Both functions are built-in and therefore pretty well optimized and since I enabled the cache, readfile() is not "trying" to output the data to stdout but just like file_get_contents() it will put the data inside the RAM.
I am looking for a technical low-level explanation here to understand the pros and cons of file_get_contents() and readfile() besides the fact that one is designed to write directly to stdout whereas the other does a memory allocation inside the RAM.
Thanks in advance.

file_get_contents only loads the data from the file in memory, while both readfile and cat also output the data on the screen, so they just perform more operations.
If you want to compare file_get_contents to the others, add echo before it
Also, you are not freeing the memory allocated for $foo.

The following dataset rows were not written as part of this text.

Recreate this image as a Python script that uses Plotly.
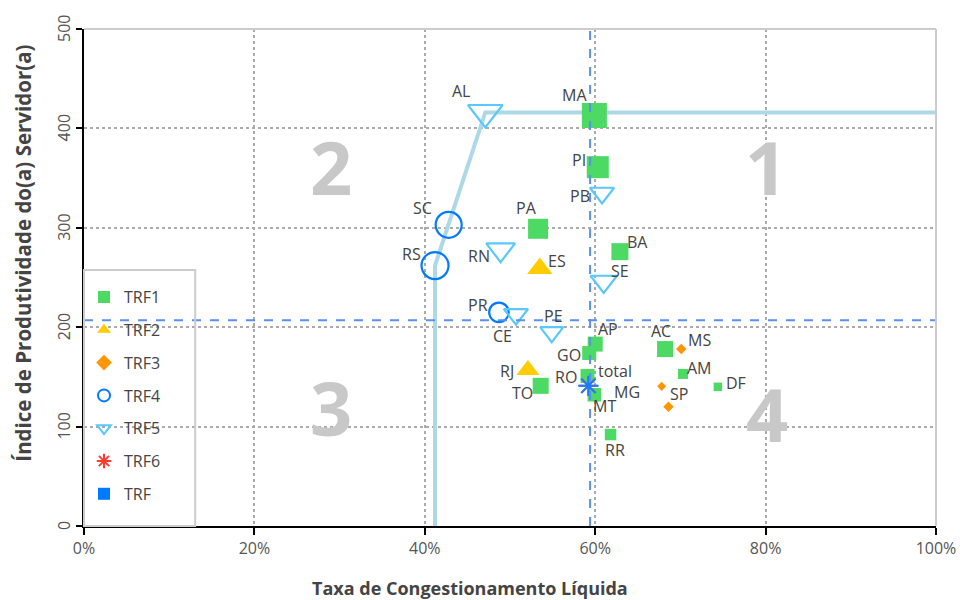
import plotly.graph_objects as go

# ---------------- data ----------------
trf1_names = ["MA", "PI", "PA", "BA", "AP", "GO", "AC", "RO", "TO", "MT", "AM", "DF", "RR"]
trf1_x = [0.599, 0.603, 0.533, 0.629, 0.600, 0.593, 0.682, 0.591, 0.536, 0.599, 0.703, 0.744, 0.618]
trf1_y = [413, 361, 299, 276, 183, 174, 178, 151, 141, 132, 153, 140, 92]
trf1_size = [25, 22, 20, 17, 15, 14, 16, 14, 16, 13.5, 10, 8.5, 11.5]

trf2_names = ["ES", "RJ"]
trf2_x = [0.535, 0.521]
trf2_y = [259, 157]
trf2_size = [22, 20]

trf3_names = ["MS", "SP", ""]
trf3_x = [0.701, 0.678, 0.686]
trf3_y = [178, 140.5, 120]
trf3_size = [8, 7, 8]

trf4_names = ["SC", "RS", "PR"]
trf4_x = [0.428, 0.412, 0.487]
trf4_y = [303, 262, 215]
trf4_size = [26, 27, 19.5]

trf5_names = ["AL", "PB", "RN", "SE", "CE", "PE"]
trf5_x = [0.471, 0.608, 0.489, 0.610, 0.507, 0.549]
trf5_y = [416, 335, 278, 246, 213, 195]
trf5_size = [30, 21, 25, 23, 21, 20]

trf6_names = ["MG"]
trf6_x = [0.592]
trf6_y = [141]

total_names = ["total"]
total_x = [0.592]
total_y = [141]

frontier_x = [0.412, 0.412, 0.471, 1.0]
frontier_y = [0, 262, 416, 416]

ref_x = 0.594   # vertical dashed reference
ref_y = 207     # horizontal dashed reference

quadrant_labels = ["1", "2", "3", "4"]
quadrant_x = [0.80, 0.29, 0.29, 0.802]
quadrant_y = [362, 362, 119, 113]

x_ticks = [0, 0.2, 0.4, 0.6, 0.8, 1.0]
y_ticks = [0, 100, 200, 300, 400, 500]

x_title = "Taxa de Congestionamento Líquida"
y_title = "Índice de Produtividade do(a) Servidor(a)"

# ---------------- style: label offsets (px, right / down) ----------------
trf1_lbl = [(-20, -20), (-19, -7), (-12, -21), (18, -10), (13, -15), (-20, 2), (-4, -18),
            (-22, 1), (-18, 7), (10, 11), (17, -6), (18, -4), (4, 15)]
trf2_lbl = [(17, -8), (-21, 1)]
trf3_lbl = [(18, -9), (17, 8), (0, 0)]
trf4_lbl = [(-26, -17), (-24, -12), (-21, -7)]
trf5_lbl = [(-24, -22), (-22, 3), (-22, 6), (16, -10), (-13, 22), (2, -16)]
trf6_lbl = [(39, 6)]
total_lbl = [(27, -15)]

FONT = "Open Sans"
TXT = "#444444"
TICK = "#555555"

fig = go.Figure()

# frontier
fig.add_trace(go.Scatter(x=frontier_x, y=frontier_y, mode="lines",
                         line=dict(color="#add8e6", width=4), showlegend=False,
                         hoverinfo="skip"))

def add(name, xs, ys, names, lbl, marker, show=True):
    fig.add_trace(go.Scatter(x=xs, y=ys, mode="markers", marker=marker, text=names,
                             name=name, legendgroup=name, showlegend=show))
    for xv, yv, t, (dx, dy) in zip(xs, ys, names, lbl):
        if t:
            fig.add_annotation(x=xv, y=yv, text=t, showarrow=False, xshift=dx, yshift=-dy,
                               xanchor="center", yanchor="middle", borderpad=0,
                               font=dict(family=FONT, size=16, color=TXT))

add("TRF1", trf1_x, trf1_y, trf1_names, trf1_lbl,
    dict(symbol="square", color="#4cd964", size=trf1_size, opacity=1, line=dict(width=0)))
add("TRF2", trf2_x, trf2_y, trf2_names, trf2_lbl,
    dict(symbol="triangle-up", color="#ffcc00", size=trf2_size, opacity=1, line=dict(width=0)))
add("TRF3", trf3_x, trf3_y, trf3_names, trf3_lbl,
    dict(symbol="diamond", color="#ff9500", size=trf3_size, opacity=1, line=dict(width=0)))
add("TRF4", trf4_x, trf4_y, trf4_names, trf4_lbl,
    dict(symbol="circle-open", color="#007aff", size=trf4_size, opacity=1, line=dict(width=2.2)))
add("TRF5", trf5_x, trf5_y, trf5_names, trf5_lbl,
    dict(symbol="triangle-down-open", color="#5ac8fa", size=trf5_size, opacity=1,
         line=dict(width=2.2)))
add("TRF6", trf6_x, trf6_y, trf6_names, trf6_lbl,
    dict(symbol="asterisk-open", color="#ff3b30", size=16, opacity=1, line=dict(width=2)))
# total (drawn as asterisk, legend shows a square)
add("TRF", total_x, total_y, total_names, total_lbl,
    dict(symbol="asterisk-open", color="#1a7cff", size=17, opacity=1, line=dict(width=2)),
    show=False)
fig.add_trace(go.Scatter(x=[None], y=[None], mode="markers", name="TRF", legendgroup="TRF",
                         marker=dict(symbol="square", color="#007aff", size=12)))

# dashed reference lines
fig.add_shape(type="line", xref="x", yref="paper", x0=ref_x, x1=ref_x, y0=0, y1=1,
              line=dict(color="#5b8ff0", width=2, dash="dash"))
fig.add_shape(type="line", xref="paper", yref="y", x0=0, x1=1, y0=ref_y, y1=ref_y,
              line=dict(color="#5b8ff0", width=2, dash="dash"))
# frame: gray top/right
fig.add_shape(type="line", xref="paper", yref="paper", x0=0, x1=1, y0=1, y1=1,
              line=dict(color="#cccccc", width=2))
fig.add_shape(type="line", xref="paper", yref="paper", x0=1, x1=1, y0=0, y1=1,
              line=dict(color="#cccccc", width=2))
# legend box
fig.add_shape(type="rect", xref="paper", yref="paper", x0=0, x1=0.1305, y0=0, y1=0.515,
              line=dict(color="#cccccc", width=2), fillcolor="rgba(0,0,0,0)")

for t, qx, qy in zip(quadrant_labels, quadrant_x, quadrant_y):
    fig.add_annotation(x=qx, y=qy, text=t, showarrow=False,
                       font=dict(family=FONT, size=74, color="#c8c8c8", weight="bold"))

# rotated y tick labels
for v in y_ticks:
    fig.add_annotation(xref="paper", yref="y", x=0, y=v, text=str(v), showarrow=False,
                       xanchor="center", yanchor="middle", textangle=-90, xshift=-20,
                       font=dict(family=FONT, size=16, color=TICK))

# axis titles
fig.add_annotation(xref="paper", yref="paper", x=0.453, y=-0.124, text="<b>" + x_title + "</b>",
                   showarrow=False, xanchor="center", yanchor="middle", borderpad=0,
                   font=dict(family=FONT, size=18, color=TXT))
fig.add_annotation(xref="paper", yref="paper", x=-0.071, y=0.549, text="<b>" + y_title + "</b>",
                   showarrow=False, xanchor="center", yanchor="middle", textangle=-90,
                   font=dict(family=FONT, size=20.5, color=TXT))

fig.update_xaxes(range=[0, 1], tickvals=x_ticks, tickformat=".0%", automargin=False,
                 showline=True, linecolor="black", linewidth=2,
                 ticks="outside", ticklen=7, tickwidth=2, tickcolor="black",
                 showgrid=True, gridcolor="#aaaaaa", griddash="dot", gridwidth=1.5,
                 zeroline=False,
                 tickfont=dict(family=FONT, size=16, color=TICK))
fig.update_yaxes(range=[0, 500], tickvals=y_ticks, showticklabels=False, automargin=False,
                 showline=True, linecolor="black", linewidth=2,
                 ticks="outside", ticklen=6, tickwidth=2, tickcolor="black",
                 showgrid=True, gridcolor="#aaaaaa", griddash="dot", gridwidth=1.5,
                 zeroline=False)

fig.update_layout(
    width=960, height=600,
    margin=dict(l=84, r=24, t=29, b=74),
    plot_bgcolor="white", paper_bgcolor="white",
    font=dict(family=FONT, color=TXT),
    legend=dict(x=0, y=0.03, xanchor="left", yanchor="bottom",
                bgcolor="rgba(0,0,0,0)", borderwidth=0,
                font=dict(family=FONT, size=16, color=TXT),
                itemsizing="constant", tracegroupgap=9, traceorder="grouped"),
)

fig.write_html("out.html", config={"displayModeBar": False},
               post_script="document.body.style.margin='0px';")
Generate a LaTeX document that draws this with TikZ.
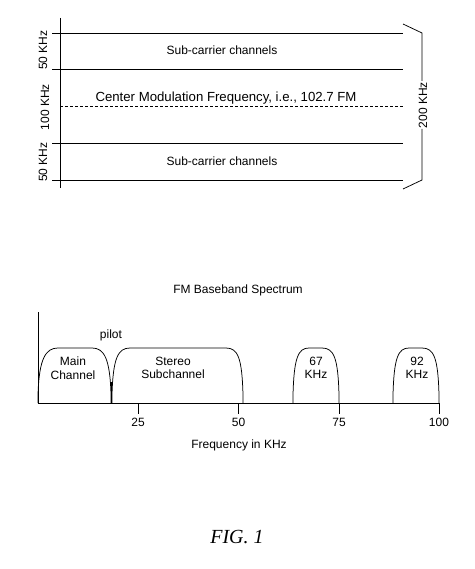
\documentclass[tikz,border=0pt]{standalone}
\usepackage{fontspec}
\setmainfont{Liberation Sans}
\newfontfamily\figfont{Liberation Serif}
\begin{document}
\begin{tikzpicture}[x=1pt,y=-1pt,
  line/.style={line width=0.75pt},
  lbl/.style={inner sep=0pt,font=\fontsize{12}{13.5}\selectfont},
  rlbl/.style={lbl,rotate=90}]
\useasboundingbox (0,0) rectangle (474,569);
% top chart
\draw[line] (60,18) -- (60,188);
\foreach \y in {33,69,143,180} \draw[line] (52,\y) -- (403,\y);
\draw[line,dash pattern=on 3pt off 2pt] (60,106) -- (403,106);
\node[lbl] (sc1) at (222,50) {Sub-carrier channels};
\node[lbl,font=\fontsize{13.2}{15}\selectfont] (cmf) at (226,98) {Center Modulation Frequency, i.e., 102.7 FM};
\node[lbl] (sc2) at (222,161) {Sub-carrier channels};
\node[rlbl] (l50a) at (43,50) {50 KHz};
\node[rlbl] (l100) at (45,107) {100 KHz};
\node[rlbl] (l50b) at (43,162) {50 KHz};
\node[rlbl] (l200) at (423,105) {200 KHz};
\draw[line] (403,24) -- (422,33) -- (422,81);
\draw[line] (422,129) -- (422,180) -- (403,189);
% bottom chart
\node[lbl] (title) at (238,290) {FM Baseband Spectrum};
\draw[line] (38,312) -- (38,403) -- (439,403);
\foreach \x/\t in {138/25,238.5/50,339/75,439/100} {
  \draw[line] (\x,403) -- (\x,414);
  \node[lbl] at (\x,422) {\t};
}
\node[lbl] (xlab) at (239,445) {Frequency in KHz};
% bumps
\draw[line] (38,403) -- (38,395) .. controls (39,358) and (46,348) .. (58,348) -- (92,348) .. controls (104,348) and (110,358) .. (111,395) -- (111,403);
\draw[line] (112,403) -- (112,395) .. controls (113,358) and (118,348) .. (130,348) -- (226,348) .. controls (238,348) and (242,358) .. (243,395) -- (243,403);
\draw[line] (293,403) -- (293,395) .. controls (294,358) and (298,348) .. (309,348) -- (322,348) .. controls (334,348) and (338,358) .. (339,395) -- (339,403);
\draw[line] (393,403) -- (393,395) .. controls (394,358) and (398,348) .. (409,348) -- (422,348) .. controls (434,348) and (438,358) .. (439,395) -- (439,403);
\draw[line width=1pt] (111.5,382) -- (111.5,403);
\node[lbl] (pilot) at (111,335) {pilot};
\node[lbl,align=center] (main) at (73,368) {Main\\Channel};
\node[lbl,align=center] (stereo) at (173,368) {Stereo\\Subchannel};
\node[lbl,align=center] (k67) at (316,368) {67\\KHz};
\node[lbl,align=center] (k92) at (417,368) {92\\KHz};
\node[inner sep=0pt,font=\figfont\itshape\fontsize{20}{24}\selectfont] (fig) at (237,537) {FIG. 1};
\end{tikzpicture}
\end{document}
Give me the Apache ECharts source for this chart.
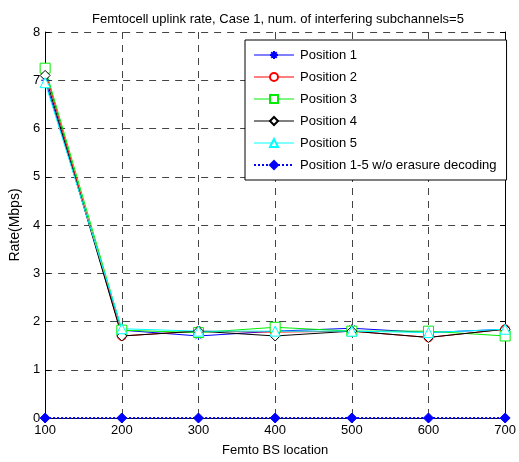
<!DOCTYPE html>
<html>
<head>
<meta charset="utf-8">
<script src="https://cdn.jsdelivr.net/npm/echarts@6/dist/echarts.min.js"></script>
<style>
  html, body { margin: 0; padding: 0; background: #fff; }
  #chart { width: 519px; height: 462px; }
</style>
</head>
<body>
<div id="chart"></div>
<script>
// femto BS locations
var locations = [100, 200, 300, 400, 500, 600, 700]
var yTicks = [0, 1, 2, 3, 4, 5, 6, 7, 8]

var pos1 = [7.0, 1.82, 1.70, 1.80, 1.86, 1.77, 1.84]
var pos2 = [7.2, 1.70, 1.80, 1.78, 1.80, 1.67, 1.84]
var pos3 = [7.25, 1.82, 1.77, 1.88, 1.80, 1.80, 1.70]
var pos4 = [7.1, 1.70, 1.80, 1.70, 1.80, 1.67, 1.84]
var pos5 = [6.95, 1.85, 1.80, 1.80, 1.80, 1.77, 1.84]
var posNoErasure = [0, 0, 0, 0, 0, 0, 0]

var seriesNames = ['Position 1', 'Position 2', 'Position 3', 'Position 4', 'Position 5', 'Position 1-5 w/o erasure decoding']

var asterisk = 'path://M5,0 L5,10 M0,5 L10,5 M1.5,1.5 L8.5,8.5 M8.5,1.5 L1.5,8.5'

function pair(vals) {
  return vals.map(function(v, i) { return [locations[i], v] })
}

function makeSeries(name, vals, color, symbol, size, dotted, filled) {
  return {
    name: name,
    type: 'line',
    data: pair(vals),
    symbol: symbol,
    symbolSize: size,
    showAllSymbol: true,
    lineStyle: { color: color, width: dotted ? 2 : 1, type: dotted ? [2, 2] : 'solid' },
    itemStyle: {
      color: filled ? color : '#fff',
      borderColor: color,
      borderWidth: 1
    },
    emphasis: { disabled: true },
    animation: false
  }
}

var chart = echarts.init(document.getElementById('chart'))
var fontFam = '"Liberation Sans", Arial, sans-serif'

var legendData = seriesNames.map(function(n, i) {
  return { name: n, lineStyle: { width: i === 5 ? 2 : 1 } }
})

chart.setOption({
  backgroundColor: '#fff',
  animation: false,
  title: {
    text: 'Femtocell uplink rate, Case 1, num. of interfering subchannels=5',
    left: 273,
    textAlign: 'center',
    top: 8,
    textStyle: { fontFamily: fontFam, fontSize: 13, fontWeight: 'normal', color: '#000' }
  },
  grid: { left: 43, right: 10, top: 32, bottom: 42 },
  legend: {
    orient: 'vertical',
    left: 245,
    top: 40,
    padding: [8, 10, 8, 8],
    itemGap: 8,
    itemWidth: 40,
    itemHeight: 10,
    backgroundColor: '#fff',
    borderColor: '#000',
    borderWidth: 1,
    borderRadius: 0,
    data: legendData,
    textStyle: { fontFamily: fontFam, fontSize: 13, lineHeight: 14, color: '#000', padding: [0, 0, 0, 1] }
  },
  xAxis: [{
    type: 'value',
    min: 100,
    max: 700,
    interval: 100,
    name: 'Femto BS location',
    nameLocation: 'middle',
    nameGap: 26,
    nameTextStyle: { fontFamily: fontFam, fontSize: 13, color: '#000' },
    axisLine: { lineStyle: { color: '#000', width: 1 } },
    axisTick: { inside: true, length: 5, lineStyle: { color: '#000' } },
    axisLabel: { fontFamily: fontFam, fontSize: 13, color: '#000', margin: 6 },
    splitLine: { show: true, lineStyle: { color: '#444', type: [7, 6], width: 1 } }
  }, {
    type: 'value',
    position: 'top',
    min: 100,
    max: 700,
    interval: 100,
    axisLine: { lineStyle: { color: '#000', width: 1 } },
    axisTick: { inside: true, length: 5, lineStyle: { color: '#000' } },
    axisLabel: { show: false },
    splitLine: { show: false }
  }],
  yAxis: [{
    type: 'value',
    min: 0,
    max: 8,
    interval: 1,
    name: 'Rate(Mbps)',
    nameLocation: 'middle',
    nameGap: 20,
    nameTextStyle: { fontFamily: fontFam, fontSize: 14, color: '#000' },
    axisLine: { show: true, lineStyle: { color: '#000', width: 1 } },
    axisTick: { show: true, inside: true, length: 5, lineStyle: { color: '#000' } },
    axisLabel: { fontFamily: fontFam, fontSize: 13, color: '#000', margin: 5 },
    splitLine: { show: true, lineStyle: { color: '#444', type: [7, 6], width: 1 } }
  }, {
    type: 'value',
    position: 'right',
    min: 0,
    max: 8,
    interval: 1,
    axisLine: { show: true, lineStyle: { color: '#000', width: 1 } },
    axisTick: { show: true, inside: true, length: 5, lineStyle: { color: '#000' } },
    axisLabel: { show: false },
    splitLine: { show: false }
  }],
  series: [
    makeSeries(seriesNames[0], pos1, '#0000ff', asterisk, 8, false, false),
    makeSeries(seriesNames[1], pos2, '#ff0000', 'circle', 9, false, false),
    makeSeries(seriesNames[2], pos3, '#00ee00', 'rect', 10, false, false),
    makeSeries(seriesNames[3], pos4, '#000000', 'diamond', 10, false, false),
    makeSeries(seriesNames[4], pos5, '#00ffff', 'triangle', 10, false, false),
    makeSeries(seriesNames[5], posNoErasure, '#0000ff', 'diamond', 10, true, true)
  ]
})
</script>
</body>
</html>
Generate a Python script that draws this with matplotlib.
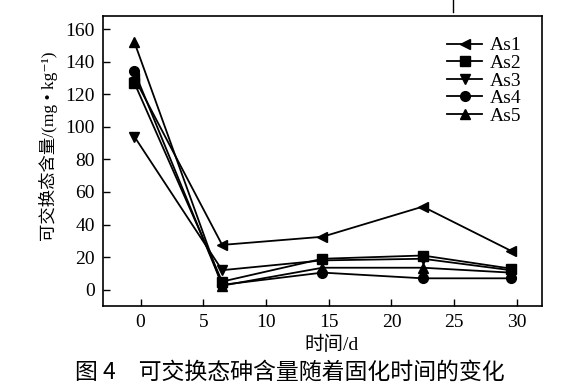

There is a chance that if you move the file_get_contents as last test, you will get different result.
Additionally, you are using output buffering, which also cause some difference - just try to add the rest of the functions in an output buffering code to remove any differences.
When comparing different functions, the rest of the code should be the same, otherwise you are open to all kinds of influences.

file_get_contents function is generally considered faster than the readfile function when it comes to caching, as it allows data to be stored in the memory cache, whereas readfile writes the data directly to the output buffer, bypassing the memory cache.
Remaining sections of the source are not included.